• **WRITTEN INSTRUCTION**
In the entries below, find the line containing "Write the Apache ECharts code for this chart." and the line containing "const yTicks = [0.3, 0.4, 0.5, 0.6, 0.7, 0.8, 0.9];". Copy those two lines and everything between them exactly, without the pictures.

• **DATA EXCERPTS**
begin
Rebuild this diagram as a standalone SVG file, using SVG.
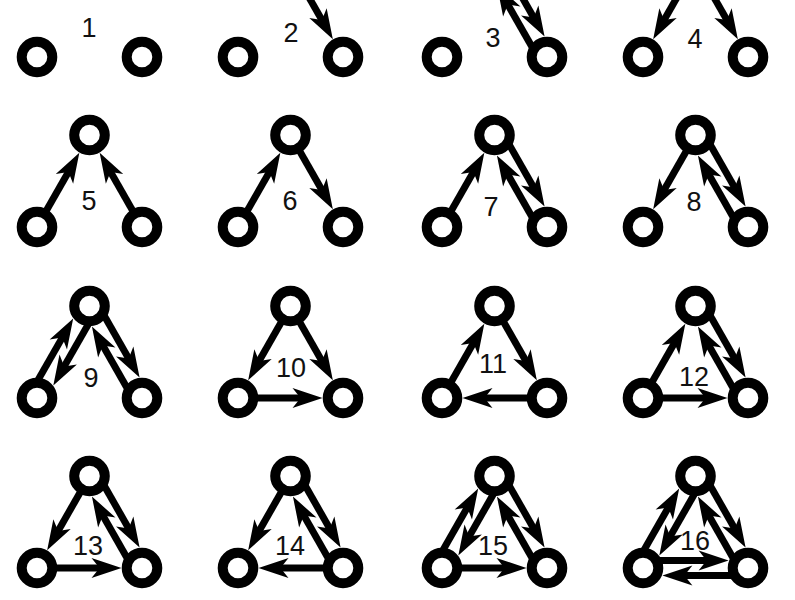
<svg xmlns="http://www.w3.org/2000/svg" width="795" height="600" viewBox="0 0 795 600">
<style>
.e{stroke:#000;stroke-width:7;fill:none;marker-end:url(#ah)}
.n circle{fill:#fff;stroke:#000;stroke-width:10}
.lbl{font-family:"Liberation Sans",Arial,sans-serif;font-size:27px;fill:#111;text-anchor:middle}
</style>
<defs>
<marker id="ah" markerUnits="userSpaceOnUse" viewBox="-16 -13 38 26" markerWidth="38" markerHeight="26" refX="0" refY="0" orient="auto">
<path d="M18,0 L-12,-10 L-4,0 L-12,10 Z" fill="#000"/>
</marker>
</defs>
<rect width="795" height="600" fill="#fff"/>
<g id="connectors">
<!-- 2 -->
<line class="e" transform="translate(290.5,-35) rotate(60.28)" x1="0" y1="0" x2="67.4" y2="0"/>
<!-- 3 -->
<line class="e" transform="translate(494.5,-35) rotate(60.28)" x1="0" y1="-8" x2="69" y2="-8"/>
<line class="e" transform="translate(547,57) rotate(-119.72)" x1="0" y1="-8" x2="69" y2="-8"/>
<!-- 4 -->
<line class="e" transform="translate(695.5,-35) rotate(119.72)" x1="0" y1="0" x2="67.4" y2="0"/>
<line class="e" transform="translate(695.5,-35) rotate(60.28)" x1="0" y1="0" x2="67.4" y2="0"/>
<!-- 5 -->
<line class="e" transform="translate(37,227) rotate(-60.28)" x1="0" y1="0" x2="67.4" y2="0"/>
<line class="e" transform="translate(142,227) rotate(-119.72)" x1="0" y1="0" x2="67.4" y2="0"/>
<!-- 6 -->
<line class="e" transform="translate(238,227) rotate(-60.28)" x1="0" y1="0" x2="67.4" y2="0"/>
<line class="e" transform="translate(290.5,135) rotate(60.28)" x1="0" y1="0" x2="67.4" y2="0"/>
<!-- 7 -->
<line class="e" transform="translate(442,227) rotate(-60.28)" x1="0" y1="0" x2="67.4" y2="0"/>
<line class="e" transform="translate(494.5,135) rotate(60.28)" x1="0" y1="-8" x2="69" y2="-8"/>
<line class="e" transform="translate(547,227) rotate(-119.72)" x1="0" y1="-8" x2="69" y2="-8"/>
<!-- 8 -->
<line class="e" transform="translate(695.5,135) rotate(119.72)" x1="0" y1="0" x2="67.4" y2="0"/>
<line class="e" transform="translate(695.5,135) rotate(60.28)" x1="0" y1="-8" x2="69" y2="-8"/>
<line class="e" transform="translate(748,227) rotate(-119.72)" x1="0" y1="-8" x2="69" y2="-8"/>
<!-- 9 -->
<line class="e" transform="translate(89.5,306) rotate(119.72)" x1="0" y1="-8" x2="69" y2="-8"/>
<line class="e" transform="translate(37,398) rotate(-60.28)" x1="0" y1="-8" x2="69" y2="-8"/>
<line class="e" transform="translate(89.5,306) rotate(60.28)" x1="0" y1="-8" x2="69" y2="-8"/>
<line class="e" transform="translate(142,398) rotate(-119.72)" x1="0" y1="-8" x2="69" y2="-8"/>
<!-- 10 -->
<line class="e" transform="translate(290.5,306) rotate(119.72)" x1="0" y1="0" x2="67.4" y2="0"/>
<line class="e" transform="translate(290.5,306) rotate(60.28)" x1="0" y1="0" x2="67.4" y2="0"/>
<line class="e" transform="translate(238,398) rotate(0)" x1="0" y1="0" x2="66.5" y2="0"/>
<!-- 11 -->
<line class="e" transform="translate(442,398) rotate(-60.28)" x1="0" y1="0" x2="67.4" y2="0"/>
<line class="e" transform="translate(494.5,306) rotate(60.28)" x1="0" y1="0" x2="67.4" y2="0"/>
<line class="e" transform="translate(547,398) rotate(180)" x1="0" y1="0" x2="66.5" y2="0"/>
<!-- 12 -->
<line class="e" transform="translate(643,398) rotate(-60.28)" x1="0" y1="0" x2="67.4" y2="0"/>
<line class="e" transform="translate(695.5,306) rotate(60.28)" x1="0" y1="-8" x2="69" y2="-8"/>
<line class="e" transform="translate(748,398) rotate(-119.72)" x1="0" y1="-8" x2="69" y2="-8"/>
<line class="e" transform="translate(643,398) rotate(0)" x1="0" y1="0" x2="66.5" y2="0"/>
<!-- 13 -->
<line class="e" transform="translate(89.5,476) rotate(119.72)" x1="0" y1="0" x2="67.4" y2="0"/>
<line class="e" transform="translate(89.5,476) rotate(60.28)" x1="0" y1="-8" x2="69" y2="-8"/>
<line class="e" transform="translate(142,568) rotate(-119.72)" x1="0" y1="-8" x2="69" y2="-8"/>
<line class="e" transform="translate(37,568) rotate(0)" x1="0" y1="0" x2="66.5" y2="0"/>
<!-- 14 -->
<line class="e" transform="translate(290.5,476) rotate(119.72)" x1="0" y1="0" x2="67.4" y2="0"/>
<line class="e" transform="translate(290.5,476) rotate(60.28)" x1="0" y1="-8" x2="69" y2="-8"/>
<line class="e" transform="translate(343,568) rotate(-119.72)" x1="0" y1="-8" x2="69" y2="-8"/>
<line class="e" transform="translate(343,568) rotate(180)" x1="0" y1="0" x2="66.5" y2="0"/>
<!-- 15 -->
<line class="e" transform="translate(494.5,476) rotate(119.72)" x1="0" y1="-8" x2="69" y2="-8"/>
<line class="e" transform="translate(442,568) rotate(-60.28)" x1="0" y1="-8" x2="69" y2="-8"/>
<line class="e" transform="translate(494.5,476) rotate(60.28)" x1="0" y1="-8" x2="69" y2="-8"/>
<line class="e" transform="translate(547,568) rotate(-119.72)" x1="0" y1="-8" x2="69" y2="-8"/>
<line class="e" transform="translate(442,568) rotate(0)" x1="0" y1="0" x2="66.5" y2="0"/>
<!-- 16 -->
<line class="e" transform="translate(695.5,476) rotate(119.72)" x1="0" y1="-8" x2="69" y2="-8"/>
<line class="e" transform="translate(643,568) rotate(-60.28)" x1="0" y1="-8" x2="69" y2="-8"/>
<line class="e" transform="translate(695.5,476) rotate(60.28)" x1="0" y1="-8" x2="69" y2="-8"/>
<line class="e" transform="translate(748,568) rotate(-119.72)" x1="0" y1="-8" x2="69" y2="-8"/>
<line class="e" transform="translate(643,568) rotate(0)" x1="0" y1="-7.5" x2="67.6" y2="-7.5"/>
<line class="e" transform="translate(748,568) rotate(180)" x1="0" y1="-7.5" x2="67.6" y2="-7.5"/>
</g>
<g id="nodes">
<g id="n1L" class="n"><circle cx="37" cy="57" r="15.3"/></g>
<g id="n1R" class="n"><circle cx="142" cy="57" r="15.3"/></g>
<g id="n2L" class="n"><circle cx="238" cy="57" r="15.3"/></g>
<g id="n2R" class="n"><circle cx="343" cy="57" r="15.3"/></g>
<g id="n3L" class="n"><circle cx="442" cy="57" r="15.3"/></g>
<g id="n3R" class="n"><circle cx="547" cy="57" r="15.3"/></g>
<g id="n4L" class="n"><circle cx="643" cy="57" r="15.3"/></g>
<g id="n4R" class="n"><circle cx="748" cy="57" r="15.3"/></g>

<g id="n5T" class="n"><circle cx="89.5" cy="135" r="15.3"/></g>
<g id="n5L" class="n"><circle cx="37" cy="227" r="15.3"/></g>
<g id="n5R" class="n"><circle cx="142" cy="227" r="15.3"/></g>
<g id="n6T" class="n"><circle cx="290.5" cy="135" r="15.3"/></g>
<g id="n6L" class="n"><circle cx="238" cy="227" r="15.3"/></g>
<g id="n6R" class="n"><circle cx="343" cy="227" r="15.3"/></g>
<g id="n7T" class="n"><circle cx="494.5" cy="135" r="15.3"/></g>
<g id="n7L" class="n"><circle cx="442" cy="227" r="15.3"/></g>
<g id="n7R" class="n"><circle cx="547" cy="227" r="15.3"/></g>
<g id="n8T" class="n"><circle cx="695.5" cy="135" r="15.3"/></g>
<g id="n8L" class="n"><circle cx="643" cy="227" r="15.3"/></g>
<g id="n8R" class="n"><circle cx="748" cy="227" r="15.3"/></g>

<g id="n9T" class="n"><circle cx="89.5" cy="306" r="15.3"/></g>
<g id="n9L" class="n"><circle cx="37" cy="398" r="15.3"/></g>
<g id="n9R" class="n"><circle cx="142" cy="398" r="15.3"/></g>
<g id="n10T" class="n"><circle cx="290.5" cy="306" r="15.3"/></g>
<g id="n10L" class="n"><circle cx="238" cy="398" r="15.3"/></g>
<g id="n10R" class="n"><circle cx="343" cy="398" r="15.3"/></g>
<g id="n11T" class="n"><circle cx="494.5" cy="306" r="15.3"/></g>
<g id="n11L" class="n"><circle cx="442" cy="398" r="15.3"/></g>
<g id="n11R" class="n"><circle cx="547" cy="398" r="15.3"/></g>
<g id="n12T" class="n"><circle cx="695.5" cy="306" r="15.3"/></g>
<g id="n12L" class="n"><circle cx="643" cy="398" r="15.3"/></g>
<g id="n12R" class="n"><circle cx="748" cy="398" r="15.3"/></g>

<g id="n13T" class="n"><circle cx="89.5" cy="476" r="15.3"/></g>
<g id="n13L" class="n"><circle cx="37" cy="568" r="15.3"/></g>
<g id="n13R" class="n"><circle cx="142" cy="568" r="15.3"/></g>
<g id="n14T" class="n"><circle cx="290.5" cy="476" r="15.3"/></g>
<g id="n14L" class="n"><circle cx="238" cy="568" r="15.3"/></g>
<g id="n14R" class="n"><circle cx="343" cy="568" r="15.3"/></g>
<g id="n15T" class="n"><circle cx="494.5" cy="476" r="15.3"/></g>
<g id="n15L" class="n"><circle cx="442" cy="568" r="15.3"/></g>
<g id="n15R" class="n"><circle cx="547" cy="568" r="15.3"/></g>
<g id="n16T" class="n"><circle cx="695.5" cy="476" r="15.3"/></g>
<g id="n16L" class="n"><circle cx="643" cy="568" r="15.3"/></g>
<g id="n16R" class="n"><circle cx="748" cy="568" r="15.3"/></g>
</g>
<g id="labels">
<text class="lbl" x="89" y="37">1</text>
<text class="lbl" x="291" y="42">2</text>
<text class="lbl" x="493" y="47">3</text>
<text class="lbl" x="695" y="48">4</text>
<text class="lbl" x="89" y="210">5</text>
<text class="lbl" x="290" y="210">6</text>
<text class="lbl" x="491" y="216">7</text>
<text class="lbl" x="694" y="211">8</text>
<text class="lbl" x="91" y="387">9</text>
<text class="lbl" x="291" y="377">10</text>
<text class="lbl" x="493" y="373">11</text>
<text class="lbl" x="694" y="386">12</text>
<text class="lbl" x="88" y="555">13</text>
<text class="lbl" x="290" y="555">14</text>
<text class="lbl" x="493" y="555">15</text>
<text class="lbl" x="695" y="550">16</text>
</g>
</svg>
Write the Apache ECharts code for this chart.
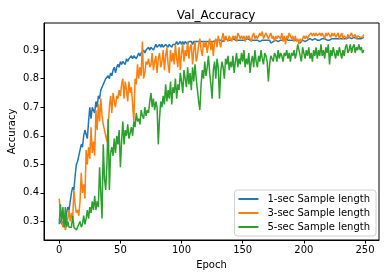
<!DOCTYPE html>
<html><head><meta charset="utf-8">
<script src="https://cdn.jsdelivr.net/npm/echarts@6/dist/echarts.min.js"></script>
<style>html,body{margin:0;padding:0;background:#fff}#c{width:386px;height:278px}</style>
</head><body><div id="c"></div>
<script>
const seriesNames = ['1-sec Sample length', '3-sec Sample length', '5-sec Sample length'];
const xTicks = [0, 50, 100, 150, 200, 250];
const yTicks = [0.3, 0.4, 0.5, 0.6, 0.7, 0.8, 0.9];

const acc1 = [
0.31,0.30,0.29,0.30,0.28,0.29,0.33,0.35,0.34,0.37,
0.40,0.42,0.41,0.46,0.50,0.51,0.51,0.55,0.57,0.56,
0.60,0.62,0.62,0.59,0.65,0.70,0.66,0.70,0.70,0.68,
0.72,0.70,0.74,0.73,0.76,0.77,0.78,0.79,0.80,0.80,
0.81,0.80,0.82,0.81,0.83,0.84,0.82,0.84,0.85,0.84,
0.86,0.85,0.86,0.86,0.85,0.87,0.86,0.87,0.87,0.88,
0.87,0.88,0.88,0.87,0.88,0.89,0.88,0.89,0.89,0.90,
0.89,0.90,0.90,0.91,0.90,0.91,0.91,0.90,0.91,0.92,
0.91,0.91,0.92,0.91,0.92,0.91,0.91,0.92,0.92,0.91,
0.92,0.92,0.91,0.92,0.92,0.92,0.93,0.92,0.92,0.93,
0.92,0.93,0.92,0.93,0.93,0.92,0.93,0.93,0.93,0.92,
0.93,0.93,0.93,0.925,0.93,0.93,0.93,0.935,0.93,0.93,
0.93,0.935,0.93,0.935,0.93,0.935,0.93,0.935,0.935,0.93,
0.935,0.93,0.935,0.935,0.93,0.935,0.94,0.935,0.935,0.93,
0.935,0.935,0.94,0.935,0.935,0.93,0.935,0.94,0.935,0.935,
0.935,0.93,0.935,0.935,0.94,0.935,0.935,0.93,0.935,0.935,
0.935,0.94,0.935,0.935,0.93,0.935,0.935,0.94,0.935,0.935,
0.935,0.93,0.935,0.925,0.925,0.93,0.93,0.935,0.935,0.93,
0.935,0.935,0.93,0.935,0.935,0.94,0.935,0.935,0.93,0.935,
0.935,0.935,0.93,0.935,0.93,0.935,0.93,0.925,0.93,0.935,
0.935,0.93,0.935,0.935,0.935,0.94,0.935,0.935,0.935,0.94,
0.935,0.935,0.94,0.935,0.935,0.94,0.935,0.94,0.94,0.935,
0.94,0.935,0.94,0.94,0.935,0.94,0.94,0.94,0.935,0.94,
0.94,0.94,0.935,0.94,0.94,0.94,0.94,0.945,0.94,0.94,
0.94,0.945,0.94,0.94,0.945,0.94,0.945,0.94,0.945,0.945
];
const acc3 = [
0.38,0.33,0.30,0.28,0.30,0.27,0.29,0.31,0.34,0.30,
0.33,0.31,0.41,0.36,0.33,0.34,0.32,0.37,0.47,0.40,
0.43,0.38,0.55,0.50,0.56,0.52,0.63,0.54,0.58,0.53,
0.69,0.62,0.71,0.65,0.73,0.67,0.64,0.62,0.60,0.58,
0.63,0.70,0.74,0.68,0.75,0.72,0.70,0.74,0.73,0.76,
0.74,0.78,0.80,0.73,0.79,0.76,0.72,0.79,0.75,0.77,
0.71,0.65,0.80,0.78,0.85,0.80,0.84,0.81,0.93,0.80,
0.82,0.86,0.85,0.87,0.84,0.85,0.89,0.83,0.86,0.88,
0.82,0.87,0.89,0.84,0.86,0.90,0.83,0.88,0.91,0.85,
0.82,0.90,0.86,0.89,0.85,0.92,0.87,0.84,0.91,0.83,
0.89,0.92,0.86,0.90,0.88,0.93,0.87,0.91,0.92,0.85,
0.90,0.93,0.86,0.88,0.92,0.94,0.90,0.88,0.93,0.91,
0.93,0.89,0.92,0.94,0.90,0.93,0.88,0.93,0.94,0.91,
0.95,0.93,0.91,0.94,0.96,0.93,0.95,0.94,0.93,0.95,
0.94,0.93,0.95,0.94,0.95,0.93,0.96,0.95,0.94,0.95,
0.94,0.95,0.93,0.95,0.94,0.95,0.94,0.93,0.95,0.96,
0.94,0.95,0.94,0.95,0.96,0.95,0.965,0.94,0.95,0.96,
0.95,0.94,0.95,0.96,0.94,0.95,0.93,0.95,0.94,0.95,
0.95,0.94,0.96,0.93,0.95,0.92,0.95,0.94,0.96,0.95,
0.94,0.95,0.93,0.95,0.93,0.94,0.92,0.94,0.93,0.94,
0.95,0.94,0.95,0.94,0.95,0.95,0.96,0.95,0.96,0.95,
0.96,0.95,0.955,0.96,0.95,0.96,0.95,0.94,0.96,0.95,
0.96,0.955,0.945,0.96,0.95,0.96,0.945,0.95,0.96,0.94,
0.95,0.96,0.94,0.95,0.95,0.94,0.955,0.945,0.95,0.96,
0.945,0.95,0.955,0.94,0.95,0.955,0.945,0.95,0.945,0.955
];
const acc5 = [
0.29,0.36,0.30,0.35,0.28,0.35,0.28,0.30,0.28,0.28,
0.28,0.32,0.28,0.28,0.27,0.28,0.28,0.30,0.28,0.29,
0.32,0.29,0.31,0.34,0.31,0.35,0.33,0.37,0.34,0.39,
0.34,0.37,0.35,0.49,0.40,0.31,0.57,0.45,0.41,0.50,
0.66,0.41,0.54,0.56,0.53,0.59,0.54,0.60,0.57,0.62,
0.49,0.58,0.65,0.57,0.62,0.60,0.64,0.59,0.61,0.63,
0.60,0.65,0.63,0.68,0.65,0.66,0.64,0.69,0.67,0.66,
0.70,0.67,0.69,0.68,0.72,0.75,0.70,0.73,0.69,0.72,
0.70,0.57,0.66,0.72,0.70,0.74,0.71,0.78,0.72,0.76,
0.73,0.79,0.71,0.77,0.75,0.80,0.73,0.78,0.76,0.82,
0.79,0.75,0.83,0.80,0.77,0.84,0.78,0.82,0.76,0.84,
0.79,0.85,0.80,0.76,0.72,0.69,0.78,0.83,0.80,0.86,
0.81,0.84,0.88,0.82,0.78,0.73,0.83,0.86,0.80,0.87,
0.84,0.73,0.82,0.86,0.84,0.80,0.87,0.85,0.88,0.83,
0.86,0.84,0.88,0.82,0.86,0.89,0.84,0.87,0.85,0.89,
0.86,0.90,0.84,0.87,0.85,0.89,0.82,0.86,0.88,0.84,
0.90,0.86,0.84,0.88,0.86,0.90,0.87,0.85,0.89,0.88,
0.86,0.79,0.85,0.88,0.87,0.86,0.89,0.88,0.86,0.90,
0.87,0.89,0.88,0.86,0.89,0.88,0.90,0.87,0.89,0.86,
0.89,0.88,0.90,0.87,0.89,0.92,0.90,0.88,0.86,0.91,
0.89,0.87,0.90,0.88,0.91,0.87,0.89,0.86,0.90,0.88,
0.91,0.87,0.90,0.88,0.92,0.88,0.90,0.87,0.91,0.89,
0.92,0.85,0.90,0.88,0.91,0.89,0.87,0.90,0.88,0.91,
0.89,0.87,0.90,0.88,0.91,0.92,0.89,0.90,0.92,0.89,
0.91,0.92,0.89,0.91,0.90,0.92,0.90,0.91,0.89,0.90
];
const colors = ['#1f77b4', '#ff7f0e', '#2ca02c'];
const allData = [acc1, acc3, acc5];

const font = 'DejaVu Sans';
const chart = echarts.init(document.getElementById('c'), null, {renderer: 'canvas'});
chart.setOption({
  animation: false,
  backgroundColor: '#fff',
  title: {
    text: 'Val_Accuracy', left: 211, top: 5, textAlign: 'center',
    textStyle: {fontFamily: font, fontSize: 12, fontWeight: 'normal', color: '#000'}
  },
  grid: {left: 44, right: 7, top: 23, bottom: 38, show: true, borderColor: '#000', borderWidth: 1,
    backgroundColor: 'transparent', containLabel: false, outerBoundsMode: 'none'},
  legend: {
    data: seriesNames, right: 10, bottom: 42, orient: 'vertical',
    backgroundColor: '#fff', borderColor: '#d0d0d0', borderWidth: 1, borderRadius: 3,
    padding: [4, 6, 4, 4], itemGap: 4, itemWidth: 20, itemHeight: 10,
    icon: 'path://M0,4 L20,4 L20,6 L0,6 Z',
    textStyle: {fontFamily: font, fontSize: 10, color: '#000', padding: [0, 0, 0, 4]}
  },
  xAxis: {
    type: 'value', min: -12.45, max: 261.45,
    name: 'Epoch', nameLocation: 'middle', nameGap: 20, nameMoveOverlap: false,
    nameTextStyle: {fontFamily: font, fontSize: 10, color: '#000'},
    axisLine: {show: true, onZero: false, lineStyle: {color: '#000', width: 1}},
    axisTick: {show: true, length: 3.5, lineStyle: {color: '#000'}, customValues: xTicks},
    axisLabel: {fontFamily: font, fontSize: 10, color: '#000', margin: 5, customValues: xTicks},
    splitLine: {show: false}
  },
  yAxis: {
    type: 'value', min: 0.235, max: 0.995,
    name: 'Accuracy', nameLocation: 'middle', nameGap: 27, nameMoveOverlap: false,
    nameTextStyle: {fontFamily: font, fontSize: 10, color: '#000'},
    axisLine: {show: true, onZero: false, lineStyle: {color: '#000', width: 1}},
    axisTick: {show: true, length: 3.5, lineStyle: {color: '#000'}, customValues: yTicks},
    axisLabel: {fontFamily: font, fontSize: 10, color: '#000', margin: 5, customValues: yTicks,
      formatter: v => v.toFixed(1)},
    splitLine: {show: false}
  },
  series: allData.map((d, i) => ({
    name: seriesNames[i], type: 'line', showSymbol: false, symbol: 'none',
    data: d.map((v, k) => [k, v]),
    lineStyle: {color: colors[i], width: 1.5}, itemStyle: {color: colors[i]},
    z: 2 + i
  }))
});
</script></body></html>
end
• **WRITTEN ANSWER**
Write the Apache ECharts code for this chart.
<!DOCTYPE html>
<html><head><meta charset="utf-8">
<script src="https://cdn.jsdelivr.net/npm/echarts@6/dist/echarts.min.js"></script>
<style>html,body{margin:0;padding:0;background:#fff}#c{width:386px;height:278px}</style>
</head><body><div id="c"></div>
<script>
const seriesNames = ['1-sec Sample length', '3-sec Sample length', '5-sec Sample length'];
const xTicks = [0, 50, 100, 150, 200, 250];
const yTicks = [0.3, 0.4, 0.5, 0.6, 0.7, 0.8, 0.9];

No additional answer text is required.